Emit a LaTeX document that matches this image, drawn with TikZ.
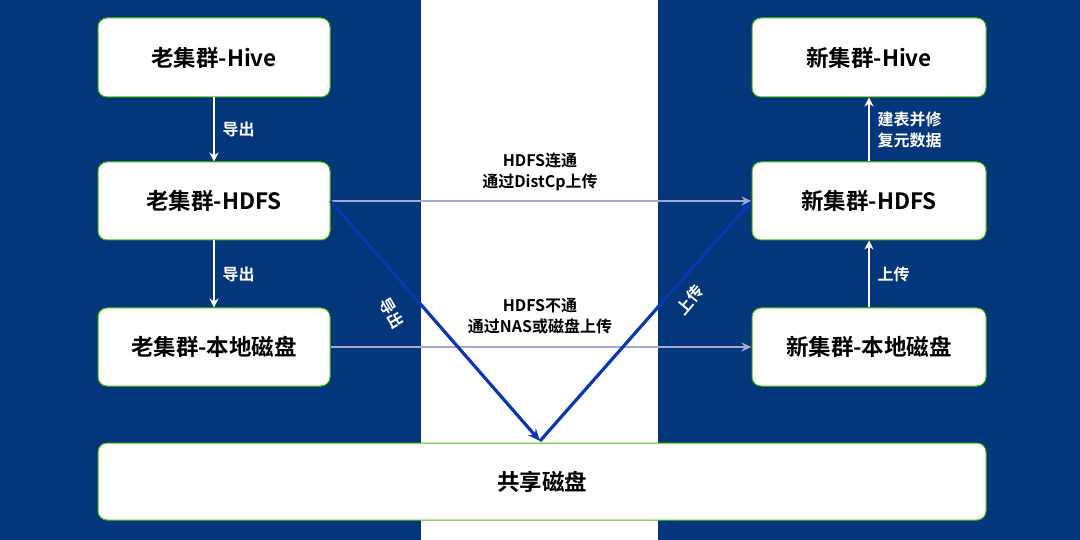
\documentclass[tikz,border=0pt]{standalone}
\usepackage{fontspec}
\usetikzlibrary{arrows.meta}
\setmainfont{Noto Sans CJK SC}[BoldFont={* Bold}]
\begin{document}
\begin{tikzpicture}[x=1pt,y=-1pt,
 box/.style={draw=green!55!black!60!lime, line width=1pt, fill=white, rounded corners=9pt, font=\bfseries\fontsize{22.5}{26}\selectfont, text=black},
 lbl/.style={font=\bfseries\fontsize{16}{21}\selectfont, align=center},
 ha/.style={draw=harr, line width=2.5pt, -{Stealth[length=10pt,width=9pt]}},
 da/.style={draw=darr, line width=3.2pt, -{Stealth[length=12pt,width=10pt]}},
 va/.style={draw=white, line width=2.5pt, -{Stealth[length=9pt,width=9pt]}}]
\definecolor{bg}{HTML}{04367C}
\definecolor{harr}{HTML}{A3A9CF}
\definecolor{darr}{HTML}{0A36B0}
\useasboundingbox (0,0) rectangle (1080,540);
\fill[bg] (0,0) rectangle (421,540);
\fill[bg] (658,0) rectangle (1080,540);
\node[box, minimum width=232pt, minimum height=79pt] (oh) at (214,57.5) {老集群-Hive};
\node[box, minimum width=232pt, minimum height=78pt] (of) at (214,201) {老集群-HDFS};
\node[box, minimum width=232pt, minimum height=78pt] (od) at (214,347) {老集群-本地磁盘};
\node[box, minimum width=234pt, minimum height=79pt] (nh) at (869,57.5) {新集群-Hive};
\node[box, minimum width=234pt, minimum height=78pt] (nf) at (869,201) {新集群-HDFS};
\node[box, minimum width=234pt, minimum height=78pt] (nd) at (869,347) {新集群-本地磁盘};
\node[box, minimum width=888pt, minimum height=77pt] (sd) at (542,481.5) {共享磁盘};
\draw[va] (oh) -- node[right, lbl, text=white, xshift=4pt]{导出} (of);
\draw[va] (of) -- node[right, lbl, text=white, xshift=4pt]{导出} (od);
\draw[va] (nf) -- node[right, lbl, text=white, xshift=4pt]{建表并修\\复元数据} (nh);
\draw[va] (nd) -- node[right, lbl, text=white, xshift=4pt]{上传} (nf);
\draw[ha] (of.east) -- (nf.west);
\draw[ha] (od.east) -- (nd.west);
\node[lbl] at (540,172) {HDFS连通\\通过DistCp上传};
\node[lbl] at (540,316) {HDFS不通\\通过NAS或磁盘上传};
\coordinate (v) at (540,441);
\draw[da] (of.east) -- (v);
\draw[da] (v) -- (nf.west);
\node[lbl, text=white, rotate=-60] at (392,313) {导出};
\node[lbl, text=white, rotate=50] at (690,300) {上传};
\end{tikzpicture}
\end{document}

(PROMPT):
Omit every picture, then reproduce the rest of the listing exactly.

(ANSWER TO THE EXERCISE):
Emit a LaTeX document that matches this image, drawn with TikZ.
\documentclass[tikz,border=0pt]{standalone}
\usepackage{fontspec}
\usetikzlibrary{arrows.meta}
\setmainfont{Noto Sans CJK SC}[BoldFont={* Bold}]
\begin{document}
\begin{tikzpicture}[x=1pt,y=-1pt,
 box/.style={draw=green!55!black!60!lime, line width=1pt, fill=white, rounded corners=9pt, font=\bfseries\fontsize{22.5}{26}\selectfont, text=black},
 lbl/.style={font=\bfseries\fontsize{16}{21}\selectfont, align=center},
 ha/.style={draw=harr, line width=2.5pt, -{Stealth[length=10pt,width=9pt]}},
 da/.style={draw=darr, line width=3.2pt, -{Stealth[length=12pt,width=10pt]}},
 va/.style={draw=white, line width=2.5pt, -{Stealth[length=9pt,width=9pt]}}]
\definecolor{bg}{HTML}{04367C}
\definecolor{harr}{HTML}{A3A9CF}
\definecolor{darr}{HTML}{0A36B0}
\useasboundingbox (0,0) rectangle (1080,540);
\fill[bg] (0,0) rectangle (421,540);
\fill[bg] (658,0) rectangle (1080,540);
\node[box, minimum width=232pt, minimum height=79pt] (oh) at (214,57.5) {老集群-Hive};
\node[box, minimum width=232pt, minimum height=78pt] (of) at (214,201) {老集群-HDFS};
\node[box, minimum width=232pt, minimum height=78pt] (od) at (214,347) {老集群-本地磁盘};
\node[box, minimum width=234pt, minimum height=79pt] (nh) at (869,57.5) {新集群-Hive};
\node[box, minimum width=234pt, minimum height=78pt] (nf) at (869,201) {新集群-HDFS};
\node[box, minimum width=234pt, minimum height=78pt] (nd) at (869,347) {新集群-本地磁盘};
\node[box, minimum width=888pt, minimum height=77pt] (sd) at (542,481.5) {共享磁盘};
\draw[va] (oh) -- node[right, lbl, text=white, xshift=4pt]{导出} (of);
\draw[va] (of) -- node[right, lbl, text=white, xshift=4pt]{导出} (od);
\draw[va] (nf) -- node[right, lbl, text=white, xshift=4pt]{建表并修\\复元数据} (nh);
\draw[va] (nd) -- node[right, lbl, text=white, xshift=4pt]{上传} (nf);
\draw[ha] (of.east) -- (nf.west);
\draw[ha] (od.east) -- (nd.west);
\node[lbl] at (540,172) {HDFS连通\\通过DistCp上传};
\node[lbl] at (540,316) {HDFS不通\\通过NAS或磁盘上传};
\coordinate (v) at (540,441);
\draw[da] (of.east) -- (v);
\draw[da] (v) -- (nf.west);
\node[lbl, text=white, rotate=-60] at (392,313) {导出};
\node[lbl, text=white, rotate=50] at (690,300) {上传};
\end{tikzpicture}
\end{document}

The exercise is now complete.